▶ **Directive**
Copy everything in the listing below word for word, apart from any images.

(Source data)

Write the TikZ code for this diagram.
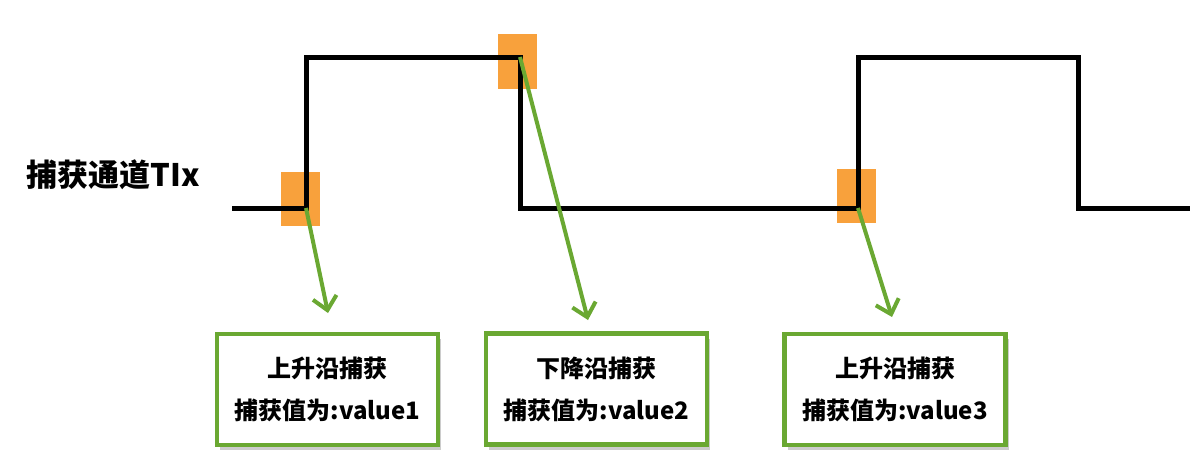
\documentclass[tikz,border=0pt]{standalone}
\usepackage{fontspec}
\newfontfamily\cjk{Noto Sans CJK SC}
\usetikzlibrary{arrows.meta,shadows}
\definecolor{orangesq}{RGB}{248,161,60}
\definecolor{garrow}{RGB}{106,168,50}
\begin{document}
\begin{tikzpicture}[x=1pt,y=-1pt,
  mark square/.style={fill=orangesq, draw=none, inner sep=0pt, minimum width=39pt, minimum height=54pt},
  wave/.style={line width=5pt, black},
  capture arrow/.style={draw=garrow, line width=4pt, -{Straight Barb[length=13pt,width=24pt]}},
  capbox/.style={draw=garrow, line width=4.5pt, fill=white, minimum width=221pt, minimum height=111pt,
    inner sep=0pt, align=center, font=\cjk\bfseries\fontsize{24}{42}\selectfont,
    drop shadow={shadow xshift=3pt, shadow yshift=-5pt, opacity=0.4, fill=black!50}}
]
\useasboundingbox (0,0) rectangle (1198,469);
\fill[white] (0,0) rectangle (1198,469);
% title
\node[font=\cjk\bfseries\fontsize{31}{36}\selectfont] (title) at (113,175) {捕获通道TIx};
% orange markers
\node[mark square] (o1) at (300.5,199) {};
\node[mark square, minimum height=55pt] (o2) at (517.5,61.5) {};
\node[mark square] (o3) at (856.5,196) {};
% waveform
\coordinate (c1) at (306,208);
\coordinate (c2) at (520,57);
\coordinate (c3) at (858,208);
\draw[wave] (232,208) -- (c1) -- (306,57) -- (c2) -- (520,208) -- (c3) -- (858,57) -- (1078,57) -- (1078,208) -- (1190,208);
% boxes
\node[capbox] (b1) at (327.5,389.5) {上升沿捕获\\捕获值为:value1};
\node[capbox] (b2) at (596.5,389) {下降沿捕获\\捕获值为:value2};
\node[capbox] (b3) at (895,389.5) {上升沿捕获\\捕获值为:value3};
% arrow tips
\coordinate (t1) at (328,313);
\coordinate (t2) at (588,320);
\coordinate (t3) at (892,317);
\draw[capture arrow] (c1) -- (t1);
\draw[capture arrow] (c2) -- (t2);
\draw[capture arrow] (c3) -- (t3);
\end{tikzpicture}
\end{document}
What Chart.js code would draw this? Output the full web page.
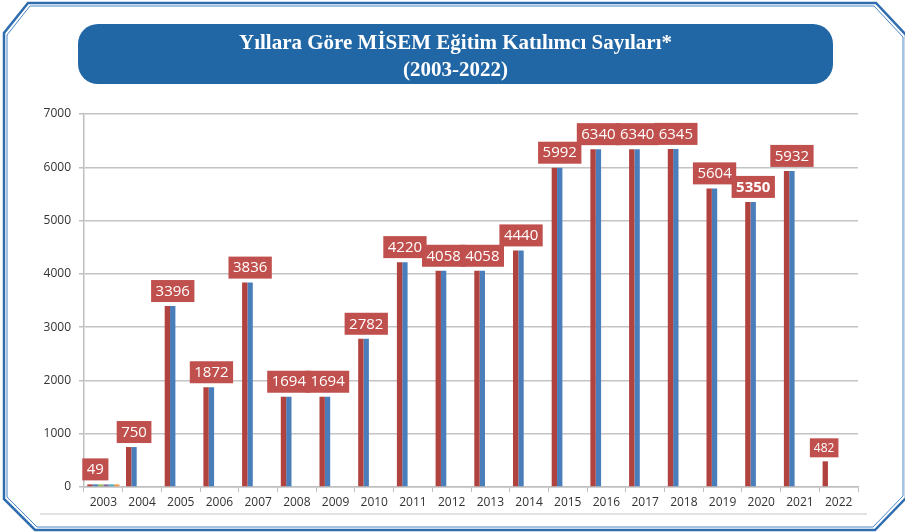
<!DOCTYPE html>
<html>
<head>
<meta charset="utf-8">
<script src="https://cdn.jsdelivr.net/npm/chart.js@4.4.1/dist/chart.umd.min.js"></script>
<style>
  body { margin: 0; background: #fff; }
  #wrap { width: 905px; height: 532px; }
</style>
</head>
<body>
<div id="wrap"><canvas id="chart" width="905" height="532"></canvas></div>
<script>
const years = ['2003', '2004', '2005', '2006', '2007', '2008', '2009', '2010', '2011', '2012',
    '2013', '2014', '2015', '2016', '2017', '2018', '2019', '2020', '2021', '2022'];
const participants = [49, 750, 3396, 1872, 3836, 1694, 1694, 2782, 4220, 4058,
    4058, 4440, 5992, 6340, 6340, 6345, 5604, 5350, 5932, 482];
const participantsShadow = [49, 750, 3396, 1872, 3836, 1694, 1694, 2782, 4220, 4058,
    4058, 4440, 5992, 6340, 6340, 6345, 5604, 5350, 5932, null];
// small extra series that only show up in 2003
const extraSeries = [49, 49, 49, 49];
const extraColors = ['#9bbb59', '#8064a2', '#4bacc6', '#f79646'];
const titleLines = ['Yıllara Göre MİSEM Eğitim Katılımcı Sayıları*', '(2003-2022)'];
const yTicks = [0, 1000, 2000, 3000, 4000, 5000, 6000, 7000];

const decor = {
    id: 'decor',
    beforeDraw(chart) {
        const ctx = chart.ctx;
        ctx.save();
        // double blue frame with cut corners
        const outer = [[28, 3], [876, 3], [906, 35], [906, 498], [875, 530], [35, 530], [4, 499], [4, 33]];
        const inner = [[30, 6], [874, 6], [903, 37], [903, 496], [873, 527], [37, 527], [7, 497], [7, 35]];
        [[outer, 2.5, '#2e6db0'], [inner, 1, '#4a86c5']].forEach(([pts, w, c]) => {
            ctx.beginPath();
            pts.forEach((p, i) => i ? ctx.lineTo(p[0], p[1]) : ctx.moveTo(p[0], p[1]));
            ctx.closePath();
            ctx.lineWidth = w;
            ctx.strokeStyle = c;
            ctx.stroke();
        });
        // thin gray line under the plot
        ctx.beginPath();
        ctx.moveTo(40, 514);
        ctx.lineTo(867, 514);
        ctx.lineWidth = 1.5;
        ctx.strokeStyle = '#d9d9d9';
        ctx.stroke();
        // title box
        ctx.beginPath();
        ctx.roundRect(78, 24, 755, 60, 20);
        ctx.fillStyle = '#2166a5';
        ctx.fill();
        ctx.fillStyle = '#fff';
        ctx.font = 'bold 21px "Liberation Serif"';
        ctx.textAlign = 'center';
        ctx.textBaseline = 'middle';
        ctx.fillText(titleLines[0], 455.5, 44);
        ctx.fillText(titleLines[1], 455.5, 71);
        ctx.restore();
    },
    afterDatasetsDraw(chart) {
        const ctx = chart.ctx;
        const xs = chart.scales.x;
        const meta = chart.getDatasetMeta(0);
        ctx.save();
        ctx.textAlign = 'center';
        ctx.textBaseline = 'middle';
        meta.data.forEach((bar, i) => {
            const last = i === participants.length - 1;
            const txt = String(participants[i]);
            ctx.font = (i === 17 ? 'bold ' : '') + (last ? '12px' : '15px') + ' "Open Sans"';
            const w = ctx.measureText(txt).width + (last ? 8 : 9);
            const h = last ? 19 : 22;
            const cx = xs.getPixelForValue(i) - (last ? 14.5 : 8);
            const bottom = bar.y - 4;
            ctx.fillStyle = '#c0504d';
            ctx.fillRect(cx - w / 2, bottom - h, w, h);
            ctx.fillStyle = '#fff';
            ctx.fillText(txt, cx, bottom - h / 2 + 0.5);
        });
        ctx.restore();
    }
};

const datasets = [
    { data: participants, backgroundColor: '#b0433f' },
    { data: participantsShadow, backgroundColor: '#4a7ebb' }
];
extraSeries.forEach((v, k) => {
    datasets.push({ data: [v], backgroundColor: extraColors[k] });
});
datasets.forEach(d => {
    d.borderWidth = 0;
    d.categoryPercentage = 0.83;
    d.barPercentage = 1;
});

const tickFont = { family: '"Open Sans"', size: 12 };

new Chart('chart', {
    type: 'bar',
    data: { labels: years, datasets: datasets },
    options: {
        responsive: false,
        animation: false,
        layout: { padding: { left: 0, right: 47, top: 114, bottom: 15 } },
        plugins: { legend: { display: false }, tooltip: { enabled: false } },
        scales: {
            x: {
                afterFit(s) { s.height = 30; },
                grid: { color: 'transparent', tickColor: '#bfbfbf', tickLength: 5, drawOnChartArea: false },
                border: { color: '#bfbfbf', width: 1.5 },
                ticks: { font: tickFont, color: '#333', padding: 3, maxRotation: 0, autoSkip: false }
            },
            y: {
                min: 0,
                max: 7000,
                afterFit(s) { s.width = 84; },
                afterBuildTicks(s) { s.ticks = yTicks.map(v => ({ value: v })); },
                grid: { color: '#c4c4c4', lineWidth: 1.5, tickColor: '#bfbfbf', tickLength: 5 },
                border: { color: '#bfbfbf', width: 1.5 },
                ticks: { font: tickFont, color: '#333', padding: 8, callback: v => String(v) }
            }
        }
    },
    plugins: [decor]
});
</script>
</body>
</html>
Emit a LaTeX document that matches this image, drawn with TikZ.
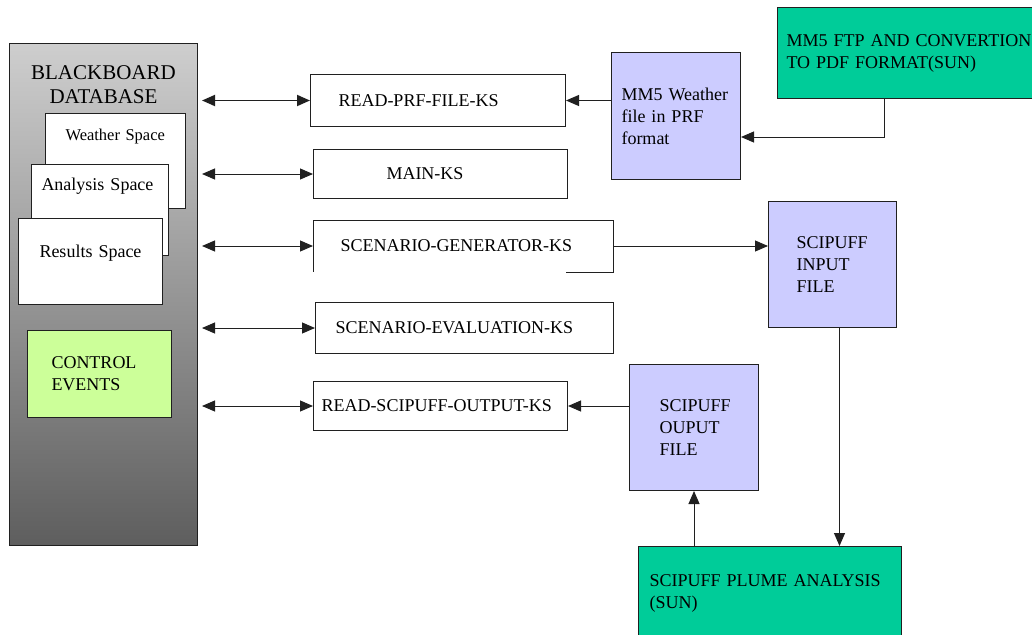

▶ **Exercise response**
Write the TikZ code for this diagram.
\documentclass[tikz,border=0pt]{standalone}
\usepackage{fontspec}
\newfontfamily\cjk{Noto Sans CJK SC}
\usetikzlibrary{arrows.meta,shadows}
\definecolor{orangesq}{RGB}{248,161,60}
\definecolor{garrow}{RGB}{106,168,50}
\begin{document}
\begin{tikzpicture}[x=1pt,y=-1pt,
  mark square/.style={fill=orangesq, draw=none, inner sep=0pt, minimum width=39pt, minimum height=54pt},
  wave/.style={line width=5pt, black},
  capture arrow/.style={draw=garrow, line width=4pt, -{Straight Barb[length=13pt,width=24pt]}},
  capbox/.style={draw=garrow, line width=4.5pt, fill=white, minimum width=221pt, minimum height=111pt,
    inner sep=0pt, align=center, font=\cjk\bfseries\fontsize{24}{42}\selectfont,
    drop shadow={shadow xshift=3pt, shadow yshift=-5pt, opacity=0.4, fill=black!50}}
]
\useasboundingbox (0,0) rectangle (1198,469);
\fill[white] (0,0) rectangle (1198,469);
% title
\node[font=\cjk\bfseries\fontsize{31}{36}\selectfont] (title) at (113,175) {捕获通道TIx};
% orange markers
\node[mark square] (o1) at (300.5,199) {};
\node[mark square, minimum height=55pt] (o2) at (517.5,61.5) {};
\node[mark square] (o3) at (856.5,196) {};
% waveform
\coordinate (c1) at (306,208);
\coordinate (c2) at (520,57);
\coordinate (c3) at (858,208);
\draw[wave] (232,208) -- (c1) -- (306,57) -- (c2) -- (520,208) -- (c3) -- (858,57) -- (1078,57) -- (1078,208) -- (1190,208);
% boxes
\node[capbox] (b1) at (327.5,389.5) {上升沿捕获\\捕获值为:value1};
\node[capbox] (b2) at (596.5,389) {下降沿捕获\\捕获值为:value2};
\node[capbox] (b3) at (895,389.5) {上升沿捕获\\捕获值为:value3};
% arrow tips
\coordinate (t1) at (328,313);
\coordinate (t2) at (588,320);
\coordinate (t3) at (892,317);
\draw[capture arrow] (c1) -- (t1);
\draw[capture arrow] (c2) -- (t2);
\draw[capture arrow] (c3) -- (t3);
\end{tikzpicture}
\end{document}
What Chart.js code would draw this? Output the full web page.
<!DOCTYPE html>
<html>
<head>
<meta charset="utf-8">
<script src="https://cdn.jsdelivr.net/npm/chart.js@4.4.1/dist/chart.umd.min.js"></script>
<style>
  body { margin: 0; background: #fff; }
  #wrap { width: 905px; height: 532px; }
</style>
</head>
<body>
<div id="wrap"><canvas id="chart" width="905" height="532"></canvas></div>
<script>
const years = ['2003', '2004', '2005', '2006', '2007', '2008', '2009', '2010', '2011', '2012',
    '2013', '2014', '2015', '2016', '2017', '2018', '2019', '2020', '2021', '2022'];
const participants = [49, 750, 3396, 1872, 3836, 1694, 1694, 2782, 4220, 4058,
    4058, 4440, 5992, 6340, 6340, 6345, 5604, 5350, 5932, 482];
const participantsShadow = [49, 750, 3396, 1872, 3836, 1694, 1694, 2782, 4220, 4058,
    4058, 4440, 5992, 6340, 6340, 6345, 5604, 5350, 5932, null];
// small extra series that only show up in 2003
const extraSeries = [49, 49, 49, 49];
const extraColors = ['#9bbb59', '#8064a2', '#4bacc6', '#f79646'];
const titleLines = ['Yıllara Göre MİSEM Eğitim Katılımcı Sayıları*', '(2003-2022)'];
const yTicks = [0, 1000, 2000, 3000, 4000, 5000, 6000, 7000];

const decor = {
    id: 'decor',
    beforeDraw(chart) {
        const ctx = chart.ctx;
        ctx.save();
        // double blue frame with cut corners
        const outer = [[28, 3], [876, 3], [906, 35], [906, 498], [875, 530], [35, 530], [4, 499], [4, 33]];
        const inner = [[30, 6], [874, 6], [903, 37], [903, 496], [873, 527], [37, 527], [7, 497], [7, 35]];
        [[outer, 2.5, '#2e6db0'], [inner, 1, '#4a86c5']].forEach(([pts, w, c]) => {
            ctx.beginPath();
            pts.forEach((p, i) => i ? ctx.lineTo(p[0], p[1]) : ctx.moveTo(p[0], p[1]));
            ctx.closePath();
            ctx.lineWidth = w;
            ctx.strokeStyle = c;
            ctx.stroke();
        });
        // thin gray line under the plot
        ctx.beginPath();
        ctx.moveTo(40, 514);
        ctx.lineTo(867, 514);
        ctx.lineWidth = 1.5;
        ctx.strokeStyle = '#d9d9d9';
        ctx.stroke();
        // title box
        ctx.beginPath();
        ctx.roundRect(78, 24, 755, 60, 20);
        ctx.fillStyle = '#2166a5';
        ctx.fill();
        ctx.fillStyle = '#fff';
        ctx.font = 'bold 21px "Liberation Serif"';
        ctx.textAlign = 'center';
        ctx.textBaseline = 'middle';
        ctx.fillText(titleLines[0], 455.5, 44);
        ctx.fillText(titleLines[1], 455.5, 71);
        ctx.restore();
    },
    afterDatasetsDraw(chart) {
        const ctx = chart.ctx;
        const xs = chart.scales.x;
        const meta = chart.getDatasetMeta(0);
        ctx.save();
        ctx.textAlign = 'center';
        ctx.textBaseline = 'middle';
        meta.data.forEach((bar, i) => {
            const last = i === participants.length - 1;
            const txt = String(participants[i]);
            ctx.font = (i === 17 ? 'bold ' : '') + (last ? '12px' : '15px') + ' "Open Sans"';
            const w = ctx.measureText(txt).width + (last ? 8 : 9);
            const h = last ? 19 : 22;
            const cx = xs.getPixelForValue(i) - (last ? 14.5 : 8);
            const bottom = bar.y - 4;
            ctx.fillStyle = '#c0504d';
            ctx.fillRect(cx - w / 2, bottom - h, w, h);
            ctx.fillStyle = '#fff';
            ctx.fillText(txt, cx, bottom - h / 2 + 0.5);
        });
        ctx.restore();
    }
};

const datasets = [
    { data: participants, backgroundColor: '#b0433f' },
    { data: participantsShadow, backgroundColor: '#4a7ebb' }
];
extraSeries.forEach((v, k) => {
    datasets.push({ data: [v], backgroundColor: extraColors[k] });
});
datasets.forEach(d => {
    d.borderWidth = 0;
    d.categoryPercentage = 0.83;
    d.barPercentage = 1;
});

const tickFont = { family: '"Open Sans"', size: 12 };

new Chart('chart', {
    type: 'bar',
    data: { labels: years, datasets: datasets },
    options: {
        responsive: false,
        animation: false,
        layout: { padding: { left: 0, right: 47, top: 114, bottom: 15 } },
        plugins: { legend: { display: false }, tooltip: { enabled: false } },
        scales: {
            x: {
                afterFit(s) { s.height = 30; },
                grid: { color: 'transparent', tickColor: '#bfbfbf', tickLength: 5, drawOnChartArea: false },
                border: { color: '#bfbfbf', width: 1.5 },
                ticks: { font: tickFont, color: '#333', padding: 3, maxRotation: 0, autoSkip: false }
            },
            y: {
                min: 0,
                max: 7000,
                afterFit(s) { s.width = 84; },
                afterBuildTicks(s) { s.ticks = yTicks.map(v => ({ value: v })); },
                grid: { color: '#c4c4c4', lineWidth: 1.5, tickColor: '#bfbfbf', tickLength: 5 },
                border: { color: '#bfbfbf', width: 1.5 },
                ticks: { font: tickFont, color: '#333', padding: 8, callback: v => String(v) }
            }
        }
    },
    plugins: [decor]
});
</script>
</body>
</html>
Emit a LaTeX document that matches this image, drawn with TikZ.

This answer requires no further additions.